Billy from St. Elmo’s Fire
Stranger Things’ Billy Hargrove is a direct lift off Rob Lowe’s sax-blowing Billy in St. Elmo’s Fire (1985). The Duffler brothers get an A+ for getting the look and the vibe of the original Billy — from the complicated, perfectly tousled hair to the dominant eyebrows and dangling earring. But that’s where the comparison ends. Lowe’s Billy is a loveable dumbass, while Hargrove’s Billy was modeled after Jack Nicholson in The Shining. (Episode 1)

Baby Fae’s Baboon Heart
Baby Fae’s Baboon Heart is a very obscure bit of ‘80s pop culture in that the only people who remember it were no young than a junior high kid, which is why the reference is perfectly placed. In this episode of Stranger Things, the headline on the cover of Mr. Sinclair’s newspaper, “Baby Fae’s Baboon Heart,” is a reference to a real-life medical case that took place in October, 1984. Stephanie Fae Beauclair was the first successful infant heart transplant case—and, yes, they used a baboon heart. Sadly, Fae die within a month of the procedure. (Episode 5)

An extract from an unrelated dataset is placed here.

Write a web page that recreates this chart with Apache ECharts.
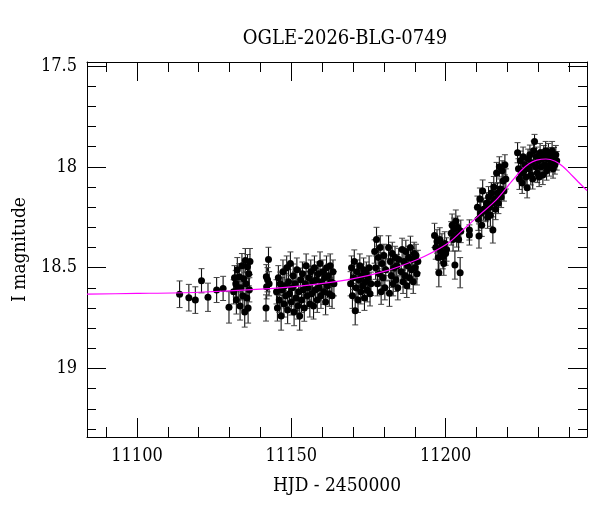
<!DOCTYPE html>
<html>
<head>
<meta charset="utf-8">
<script src="https://cdn.jsdelivr.net/npm/echarts@6/dist/echarts.min.js"></script>
<style>
  html, body { margin: 0; padding: 0; background: #fff; }
  #chart { width: 600px; height: 512px; }
</style>
</head>
<body>
<div id="chart"></div>
<script>
// photometry points (HJD - 2450000, I mag, error)
var hjd = [
    // sparse baseline
    11113.8, 11116.8, 11118.9, 11120.9, 11123.0, 11125.8, 11127.9, 11129.8,
    // 11131-11137
    11131.3, 11131.6, 11132.0, 11132.2, 11132.5, 11132.8, 11133.1, 11133.4, 11133.7, 11134.0, 11134.3,
    11134.6, 11134.9, 11135.1, 11135.3, 11135.6, 11135.8, 11136.0, 11136.2, 11136.4, 11136.6,
    // 11141-11143
    11142.6, 11141.9, 11142.0, 11141.8, 11142.3, 11142.8,
    // 11145-11164
    11145.2, 11145.5, 11145.8, 11146.1, 11146.4, 11146.7, 11147.0, 11147.3, 11147.6, 11147.9,
    11148.2, 11148.5, 11148.8, 11149.1, 11149.4, 11149.7, 11150.0, 11150.3, 11150.6, 11150.9,
    11151.2, 11151.5, 11151.8, 11152.1, 11152.4, 11152.7, 11153.0, 11153.3, 11153.6, 11153.9,
    11154.2, 11154.5, 11154.8, 11155.1, 11155.4, 11155.7, 11156.0, 11156.3, 11156.6, 11156.9,
    11157.2, 11157.5, 11157.8, 11158.1, 11158.4, 11158.7, 11159.0, 11159.3, 11159.6, 11159.9,
    11160.2, 11160.5, 11160.8, 11161.1, 11161.4, 11161.7, 11162.0, 11162.3, 11162.6, 11162.9,
    11163.2, 11163.5, 11163.8,
    // 11169-11176
    11169.2, 11169.5, 11169.8, 11170.1, 11170.4, 11170.7, 11171.0, 11171.3, 11171.6, 11171.9,
    11172.2, 11172.5, 11172.8, 11173.1, 11173.4, 11173.7, 11174.0, 11174.3, 11174.6, 11174.9,
    11175.2, 11175.5, 11175.8,
    // 11177-11191
    11177.0, 11177.3, 11177.6, 11177.9, 11178.2, 11178.5, 11178.8, 11179.1, 11179.4, 11179.7,
    11180.0, 11180.3, 11180.6, 11181.5, 11181.8, 11182.1, 11182.4, 11182.7, 11183.0, 11183.3,
    11183.6, 11183.9, 11184.2, 11184.5, 11184.8, 11185.6, 11185.9, 11186.2, 11186.5, 11186.8,
    11187.1, 11187.4, 11187.7, 11188.0, 11188.3, 11188.6, 11188.9, 11189.2, 11189.5, 11189.8,
    11190.1, 11190.4, 11190.7, 11191.0,
    // 11196-11200
    11196.4, 11196.8, 11197.2, 11197.6, 11197.8, 11198.1, 11198.4, 11198.8, 11199.1, 11199.4,
    11199.7, 11200.0, 11200.3,
    // 11201-11208
    11201.8, 11202.1, 11202.4, 11202.7, 11203.0, 11203.3, 11203.6, 11203.9, 11204.2, 11204.7,
    11204.9, 11207.7, 11207.7,
    // 11210-11220
    11210.3, 11210.6, 11210.8, 11211.1, 11211.4, 11211.7, 11212.0, 11212.3,
    11213.0, 11213.3, 11213.6, 11213.9, 11214.2, 11214.5, 11214.8, 11215.1, 11215.3, 11215.6,
    11215.9, 11216.2, 11216.5, 11216.8, 11217.1, 11217.4, 11217.7, 11218.0, 11218.3, 11218.6,
    11218.9, 11219.2, 11219.5,
    // peak 11223-11236
    11223.3, 11223.6, 11223.9, 11224.2, 11224.5, 11224.8, 11225.1, 11225.4, 11225.7, 11226.0,
    11226.4, 11226.7, 11227.0, 11227.3, 11227.6, 11227.9, 11228.2, 11228.5, 11228.8, 11229.1,
    11229.4, 11229.7, 11230.0, 11230.3, 11230.6, 11230.9, 11231.2, 11231.5, 11231.8, 11232.1,
    11232.4, 11232.7, 11233.0, 11233.3, 11233.6, 11233.9, 11234.2, 11234.5, 11234.8, 11235.1,
    11235.4, 11235.7, 11236.0
];
var mag = [
    18.632, 18.649, 18.661, 18.565, 18.647, 18.611, 18.603, 18.697,
    18.62, 18.55, 18.58, 18.66, 18.51, 18.60, 18.545, 18.69, 18.60, 18.49, 18.64,
    18.555, 18.72, 18.465, 18.58, 18.65, 18.495, 18.70, 18.53, 18.61, 18.47,
    18.459, 18.545, 18.595, 18.70, 18.56, 18.58,
    18.62, 18.70, 18.55, 18.66, 18.58, 18.74, 18.61, 18.52, 18.68, 18.59,
    18.64, 18.50, 18.71, 18.57, 18.63, 18.48, 18.67, 18.60, 18.54, 18.72,
    18.58, 18.65, 18.51, 18.69, 18.62, 18.74, 18.56, 18.66, 18.53, 18.61,
    18.70, 18.58, 18.49, 18.64, 18.60, 18.55, 18.68, 18.52, 18.63, 18.57,
    18.69, 18.50, 18.61, 18.56, 18.66, 18.53, 18.60, 18.48, 18.64, 18.57,
    18.52, 18.62, 18.55, 18.67, 18.50, 18.59, 18.54, 18.63, 18.49, 18.57,
    18.64, 18.52, 18.58,
    18.58, 18.50, 18.64, 18.55, 18.47, 18.714, 18.60, 18.52, 18.66, 18.56,
    18.49, 18.62, 18.54, 18.59, 18.51, 18.65, 18.57, 18.53, 18.61, 18.55,
    18.50, 18.63, 18.58,
    18.42, 18.50, 18.36, 18.58, 18.45, 18.53, 18.40, 18.62, 18.48, 18.55,
    18.44, 18.60, 18.51, 18.40, 18.627, 18.47, 18.54, 18.43, 18.58, 18.50,
    18.45, 18.56, 18.49, 18.60, 18.46, 18.52, 18.41, 18.57, 18.47, 18.54,
    18.42, 18.59, 18.49, 18.45, 18.55, 18.40, 18.51, 18.46, 18.57, 18.43,
    18.50, 18.44, 18.53, 18.47,
    18.34, 18.40, 18.37, 18.45, 18.525, 18.36, 18.42, 18.39, 18.446, 18.48,
    18.38, 18.43, 18.41,
    18.33, 18.29, 18.36, 18.31, 18.487, 18.27, 18.34, 18.30, 18.36, 18.525,
    18.32, 18.313, 18.338,
    18.20, 18.26, 18.343, 18.16, 18.23, 18.29, 18.12, 18.21,
    18.22, 18.18, 18.25, 18.15, 18.20, 18.24, 18.13, 18.18, 18.313, 18.10,
    18.16, 18.21, 18.03, 18.13, 18.18, 18.00, 18.11, 18.15, 18.02, 18.07,
    18.12, 17.99, 18.06,
    17.93, 18.01, 18.06, 17.97, 18.03, 18.08, 17.95, 18.02, 17.99, 18.05,
    18.104, 17.96, 18.01, 17.94, 18.04, 17.98, 18.06, 17.92, 17.874, 18.00,
    17.95, 18.03, 17.97, 18.05, 17.93, 18.00, 17.96, 18.04, 17.94, 17.99,
    17.92, 18.02, 17.96, 17.93, 18.00, 17.95, 17.98, 17.92, 18.01, 17.95,
    17.99, 17.94, 17.97
];
var magErr = [
    0.066, 0.066, 0.066, 0.060, 0.070, 0.062, 0.060, 0.078,
    0.060, 0.060, 0.065, 0.070, 0.060, 0.060, 0.065, 0.070, 0.060, 0.060, 0.070,
    0.060, 0.075, 0.060, 0.060, 0.065, 0.060, 0.075, 0.060, 0.060, 0.065,
    0.060, 0.060, 0.060, 0.065, 0.060, 0.060,
    0.060, 0.065, 0.060, 0.062, 0.058, 0.070, 0.060, 0.058, 0.065, 0.060,
    0.062, 0.058, 0.068, 0.060, 0.062, 0.058, 0.065, 0.060, 0.058, 0.068,
    0.060, 0.062, 0.058, 0.065, 0.060, 0.070, 0.058, 0.062, 0.058, 0.060,
    0.066, 0.060, 0.058, 0.062, 0.060, 0.058, 0.065, 0.058, 0.062, 0.060,
    0.065, 0.058, 0.060, 0.058, 0.062, 0.058, 0.060, 0.058, 0.062, 0.060,
    0.058, 0.062, 0.058, 0.064, 0.058, 0.060, 0.058, 0.062, 0.058, 0.060,
    0.062, 0.058, 0.060,
    0.060, 0.058, 0.062, 0.058, 0.058, 0.070, 0.060, 0.058, 0.062, 0.058,
    0.058, 0.060, 0.058, 0.060, 0.058, 0.062, 0.058, 0.058, 0.060, 0.058,
    0.058, 0.060, 0.058,
    0.058, 0.058, 0.060, 0.060, 0.056, 0.058, 0.058, 0.062, 0.056, 0.058,
    0.056, 0.060, 0.056, 0.058, 0.065, 0.056, 0.058, 0.056, 0.060, 0.056,
    0.056, 0.058, 0.056, 0.060, 0.056, 0.056, 0.056, 0.058, 0.056, 0.056,
    0.056, 0.058, 0.056, 0.056, 0.056, 0.056, 0.056, 0.056, 0.058, 0.056,
    0.056, 0.056, 0.056, 0.056,
    0.060, 0.058, 0.058, 0.058, 0.070, 0.058, 0.058, 0.058, 0.060, 0.058,
    0.058, 0.058, 0.058,
    0.058, 0.056, 0.058, 0.056, 0.070, 0.056, 0.058, 0.056, 0.058, 0.075,
    0.056, 0.050, 0.050,
    0.055, 0.055, 0.060, 0.055, 0.055, 0.055, 0.055, 0.055,
    0.052, 0.052, 0.055, 0.052, 0.052, 0.055, 0.052, 0.052, 0.065, 0.052,
    0.052, 0.052, 0.052, 0.052, 0.052, 0.050, 0.050, 0.052, 0.050, 0.050,
    0.050, 0.050, 0.050,
    0.050, 0.050, 0.052, 0.048, 0.050, 0.052, 0.048, 0.050, 0.048, 0.050,
    0.050, 0.048, 0.048, 0.048, 0.050, 0.048, 0.050, 0.048, 0.035, 0.048,
    0.048, 0.048, 0.046, 0.048, 0.046, 0.046, 0.046, 0.048, 0.046, 0.046,
    0.046, 0.046, 0.046, 0.046, 0.046, 0.046, 0.046, 0.046, 0.046, 0.046,
    0.046, 0.046, 0.046
];

// model light curve
var modelHjd = [11083.8, 11100, 11120, 11140, 11155, 11169, 11181, 11190.5, 11195, 11201,
    11205.6, 11211, 11216.4, 11221.8, 11224.5, 11227, 11229.5, 11232.5, 11235.5, 11238,
    11240.5, 11243, 11245.8];
var modelMag = [18.631, 18.628, 18.622, 18.607, 18.588, 18.558, 18.515, 18.462, 18.43, 18.376,
    18.313, 18.238, 18.164, 18.065, 18.018, 17.985, 17.967, 17.961, 17.972, 17.998,
    18.036, 18.075, 18.118];

// ticks
var xMajor = [11100, 11150, 11200];
var xMinor = [11090, 11110, 11120, 11130, 11140, 11160, 11170, 11180, 11190, 11210, 11220, 11230, 11240];
var yMajor = [17.5, 18, 18.5, 19];
var yMinor = [17.6, 17.7, 17.8, 17.9, 18.1, 18.2, 18.3, 18.4, 18.6, 18.7, 18.8, 18.9, 19.1, 19.2, 19.3];

var X_MIN = 11083.8, X_MAX = 11245.8;
var Y_MIN = 17.48, Y_MAX = 19.34;
var FONT = "'DejaVu Serif Condensed', 'Liberation Serif', serif";

var points = hjd.map(function (t, i) { return [t, mag[i]]; });
var bars = hjd.map(function (t, i) { return [t, mag[i] - magErr[i], mag[i] + magErr[i]]; });
var model = modelHjd.map(function (t, i) { return [t, modelMag[i]]; });

function xAxisDef(pos, ticks, len, main) {
    return {
        type: 'value', position: pos, min: X_MIN, max: X_MAX,
        axisLine: { show: main, onZero: false, lineStyle: { color: '#000', width: 1 } },
        axisTick: { show: true, inside: true, length: len, customValues: ticks, lineStyle: { color: '#000' } },
        axisLabel: { show: main && pos === 'bottom', customValues: ticks, margin: 10,
            formatter: function (v) { return String(v); },
            color: '#000', fontSize: 18, fontFamily: FONT },
        splitLine: { show: false },
        name: (main && pos === 'bottom') ? 'HJD - 2450000' : '',
        nameLocation: 'middle', nameGap: 40,
        nameTextStyle: { color: '#000', fontSize: 19, fontFamily: FONT }
    };
}
function yAxisDef(pos, ticks, len, main) {
    return {
        type: 'value', position: pos, inverse: true, min: Y_MIN, max: Y_MAX,
        axisLine: { show: main, onZero: false, lineStyle: { color: '#000', width: 1 } },
        axisTick: { show: true, inside: true, length: len, customValues: ticks, lineStyle: { color: '#000' } },
        axisLabel: { show: main && pos === 'left', customValues: ticks, margin: 10,
            color: '#000', fontSize: 18, fontFamily: FONT },
        splitLine: { show: false },
        name: (main && pos === 'left') ? 'I magnitude' : '',
        nameLocation: 'middle', nameGap: 57,
        nameTextStyle: { color: '#000', fontSize: 19, fontFamily: FONT }
    };
}

var myChart = echarts.init(document.getElementById('chart'), null, { renderer: 'canvas' });
myChart.setOption({
    backgroundColor: '#fff',
    animation: false,
    title: {
        text: 'OGLE-2026-BLG-0749',
        left: 340, top: 24, textAlign: 'center',
        textStyle: { color: '#000', fontSize: 20, fontWeight: 'normal', fontFamily: FONT }
    },
    grid: { left: 87, top: 62, width: 500, height: 375 },
    xAxis: [
        xAxisDef('bottom', xMajor, 19, true),
        xAxisDef('bottom', xMinor, 10, false),
        xAxisDef('top', xMajor, 19, true),
        xAxisDef('top', xMinor, 10, false)
    ],
    yAxis: [
        yAxisDef('left', yMajor, 19, true),
        yAxisDef('left', yMinor, 9, false),
        yAxisDef('right', yMajor, 19, true),
        yAxisDef('right', yMinor, 9, false)
    ],
    series: [{
        // error bars
        type: 'custom',
        xAxisIndex: 0, yAxisIndex: 0,
        data: bars,
        encode: { x: 0, y: [1, 2] },
        silent: true,
        z: 2,
        renderItem: function (params, api) {
            var top = api.coord([api.value(0), api.value(1)]);
            var bot = api.coord([api.value(0), api.value(2)]);
            var w = 3;
            var st = { stroke: '#111', lineWidth: 1.1 };
            var cap = { stroke: '#444', lineWidth: 1 };
            return {
                type: 'group',
                children: [
                    { type: 'line', shape: { x1: top[0], y1: top[1], x2: bot[0], y2: bot[1] }, style: st },
                    { type: 'line', shape: { x1: top[0] - w, y1: top[1], x2: top[0] + w, y2: top[1] }, style: cap },
                    { type: 'line', shape: { x1: bot[0] - w, y1: bot[1], x2: bot[0] + w, y2: bot[1] }, style: cap }
                ]
            };
        }
    }, {
        type: 'scatter',
        xAxisIndex: 0, yAxisIndex: 0,
        data: points,
        symbol: 'circle',
        symbolSize: 7,
        itemStyle: { color: '#000', opacity: 1 },
        silent: true,
        z: 3
    }, {
        type: 'line',
        xAxisIndex: 0, yAxisIndex: 0,
        data: model,
        smooth: 0.3,
        showSymbol: false,
        lineStyle: { color: '#ff00ff', width: 1.2 },
        silent: true,
        z: 4
    }]
});
</script>
</body>
</html>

Period-accurate Halloween costumes
I won’t waste your time with the guys’ Ghostbusters Halloween costumes, we all know they were pretty great. But what about some of the lesser celebrated costumes in the background of this Hawkins high-school Halloween party: “Like a Virgin”-era Madonna (1984), Alex Owens from Flashdance (1983), Rocky from Rocky (1976), and Johnny from The Karate Kid (1984) all cheer on Billy’s keg stand. There’s also Bluto from Animal House (1978) somewhere in the bushes. (Episode 2)

Fabergé Organic shampoo and conditioner
Another very timely, and rather obscure nod to the mid-‘80s when Fabergé Organic shampoo was one of the more popular hair care products of the time, thanks to Farrah Fawcett endorsing it in the early ‘80s, then handing the campaign off to Heather Locklear in 1984. She was arguably considered one of the most beautiful women in the world, so it’s no surprise that Steve would crack wise about the commercials. (Episode 6)

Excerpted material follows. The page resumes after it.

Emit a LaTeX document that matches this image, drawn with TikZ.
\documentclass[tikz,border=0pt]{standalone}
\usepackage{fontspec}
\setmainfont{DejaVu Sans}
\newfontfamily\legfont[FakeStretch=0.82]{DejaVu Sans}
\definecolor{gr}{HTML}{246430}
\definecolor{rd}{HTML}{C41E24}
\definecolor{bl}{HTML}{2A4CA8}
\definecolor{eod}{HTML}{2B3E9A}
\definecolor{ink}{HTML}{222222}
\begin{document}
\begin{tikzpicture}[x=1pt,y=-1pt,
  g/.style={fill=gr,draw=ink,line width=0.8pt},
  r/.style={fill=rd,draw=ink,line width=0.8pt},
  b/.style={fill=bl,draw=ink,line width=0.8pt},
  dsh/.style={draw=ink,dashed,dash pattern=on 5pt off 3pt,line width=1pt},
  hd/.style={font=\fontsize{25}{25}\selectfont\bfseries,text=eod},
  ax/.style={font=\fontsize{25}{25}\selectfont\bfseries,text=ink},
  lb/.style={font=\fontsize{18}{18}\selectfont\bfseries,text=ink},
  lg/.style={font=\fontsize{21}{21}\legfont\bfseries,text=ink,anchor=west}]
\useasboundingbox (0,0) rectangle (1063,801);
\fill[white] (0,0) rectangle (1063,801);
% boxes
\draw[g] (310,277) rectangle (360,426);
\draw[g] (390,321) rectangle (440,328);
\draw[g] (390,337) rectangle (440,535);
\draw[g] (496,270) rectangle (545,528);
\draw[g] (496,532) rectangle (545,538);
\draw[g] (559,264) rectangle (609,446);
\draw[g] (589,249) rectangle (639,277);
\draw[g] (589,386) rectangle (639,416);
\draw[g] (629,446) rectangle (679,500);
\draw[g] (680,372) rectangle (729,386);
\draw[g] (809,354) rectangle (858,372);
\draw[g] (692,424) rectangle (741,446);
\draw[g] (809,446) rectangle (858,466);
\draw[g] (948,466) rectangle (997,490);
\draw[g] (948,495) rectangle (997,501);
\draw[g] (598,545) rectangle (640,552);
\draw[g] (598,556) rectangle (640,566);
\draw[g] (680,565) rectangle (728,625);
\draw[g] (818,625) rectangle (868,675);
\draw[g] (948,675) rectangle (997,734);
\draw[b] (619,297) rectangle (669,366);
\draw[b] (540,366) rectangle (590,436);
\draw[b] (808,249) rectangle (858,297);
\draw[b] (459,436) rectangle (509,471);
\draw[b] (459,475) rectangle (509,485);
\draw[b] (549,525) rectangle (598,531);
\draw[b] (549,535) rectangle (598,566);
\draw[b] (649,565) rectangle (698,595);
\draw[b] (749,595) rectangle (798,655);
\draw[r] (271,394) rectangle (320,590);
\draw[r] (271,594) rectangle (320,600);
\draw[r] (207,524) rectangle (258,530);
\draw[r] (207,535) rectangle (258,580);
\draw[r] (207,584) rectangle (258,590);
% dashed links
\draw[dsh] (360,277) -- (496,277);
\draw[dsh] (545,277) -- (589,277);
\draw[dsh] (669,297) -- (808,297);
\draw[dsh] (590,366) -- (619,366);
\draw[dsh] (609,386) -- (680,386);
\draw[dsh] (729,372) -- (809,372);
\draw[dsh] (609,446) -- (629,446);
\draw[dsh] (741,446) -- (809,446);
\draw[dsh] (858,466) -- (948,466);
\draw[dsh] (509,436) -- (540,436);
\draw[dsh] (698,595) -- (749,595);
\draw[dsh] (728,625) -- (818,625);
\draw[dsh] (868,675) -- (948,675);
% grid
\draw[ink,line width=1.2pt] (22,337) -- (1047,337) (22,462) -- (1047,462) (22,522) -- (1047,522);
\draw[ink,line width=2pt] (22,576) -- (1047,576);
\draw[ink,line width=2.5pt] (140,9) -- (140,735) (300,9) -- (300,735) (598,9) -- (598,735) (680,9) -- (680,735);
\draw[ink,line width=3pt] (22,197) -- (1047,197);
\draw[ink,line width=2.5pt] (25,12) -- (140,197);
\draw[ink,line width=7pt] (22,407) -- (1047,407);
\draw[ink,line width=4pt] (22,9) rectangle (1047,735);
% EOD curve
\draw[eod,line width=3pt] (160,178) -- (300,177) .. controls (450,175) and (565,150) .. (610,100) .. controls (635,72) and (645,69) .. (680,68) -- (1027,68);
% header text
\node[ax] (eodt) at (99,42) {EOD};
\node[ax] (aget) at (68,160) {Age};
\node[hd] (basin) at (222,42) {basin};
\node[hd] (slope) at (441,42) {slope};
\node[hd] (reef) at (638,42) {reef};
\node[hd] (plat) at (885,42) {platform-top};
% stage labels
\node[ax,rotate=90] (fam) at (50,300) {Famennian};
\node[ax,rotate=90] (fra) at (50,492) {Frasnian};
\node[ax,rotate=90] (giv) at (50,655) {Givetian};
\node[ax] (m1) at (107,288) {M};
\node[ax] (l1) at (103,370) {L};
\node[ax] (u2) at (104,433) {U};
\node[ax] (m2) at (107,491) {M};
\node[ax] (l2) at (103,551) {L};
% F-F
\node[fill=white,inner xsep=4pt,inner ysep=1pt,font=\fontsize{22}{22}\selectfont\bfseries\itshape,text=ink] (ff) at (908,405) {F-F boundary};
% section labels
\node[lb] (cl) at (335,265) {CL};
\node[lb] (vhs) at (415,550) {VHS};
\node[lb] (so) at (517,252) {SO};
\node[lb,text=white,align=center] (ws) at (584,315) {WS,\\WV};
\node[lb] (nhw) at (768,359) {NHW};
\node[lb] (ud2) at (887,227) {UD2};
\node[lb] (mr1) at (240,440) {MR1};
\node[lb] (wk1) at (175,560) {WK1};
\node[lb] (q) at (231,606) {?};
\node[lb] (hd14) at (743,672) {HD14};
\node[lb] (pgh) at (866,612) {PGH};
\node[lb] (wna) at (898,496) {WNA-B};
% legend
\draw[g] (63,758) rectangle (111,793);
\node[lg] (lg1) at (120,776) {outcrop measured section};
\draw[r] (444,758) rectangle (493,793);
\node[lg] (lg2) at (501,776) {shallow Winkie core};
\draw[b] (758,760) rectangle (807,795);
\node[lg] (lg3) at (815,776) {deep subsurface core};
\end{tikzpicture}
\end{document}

In Stranger Things’ first episode, Paul Reiser’s Dr. Owens is introduced almost the same way his Aliens character, Burke, appears on the scene in that film. Both approach the bed of a traumatized survivor of the first installment and attempt to gain their trust. Both are employees of a company the lead has every reason to distrust. In Aliens, Reiser’s Burke is lying when he tells Sigourney Weaver’s Ripley she can trust him, so audiences watching Stranger Things may view any Reiser character as skeptically as Winona Ryder’s Joyce does. (Episode 1)

Scarface montage
Hardcore Scarface fans immediately recognized the questionable song used during the Hawkins High School basketball practice. It’s the same song used in Scarface during its ridiculous “getting rich” montage. The song – “Scarface (Push it to the Limit” – was mocked mercilessly by South with a 2002 parody “Montage.” (Episode 4)


Supermarket Sweep
Supermarket Sweep was a game show from the mid-late ‘60s, then went away before returning like gangbusters in 1990. That means this punk kid is quoting a… decades-old game show? Interesting. Anyway, it should ring a bell for ‘90s kids who know full well that boxes of instant mashed potatoes and Kraft macaroni and cheese are the keys to winning this crazy game show.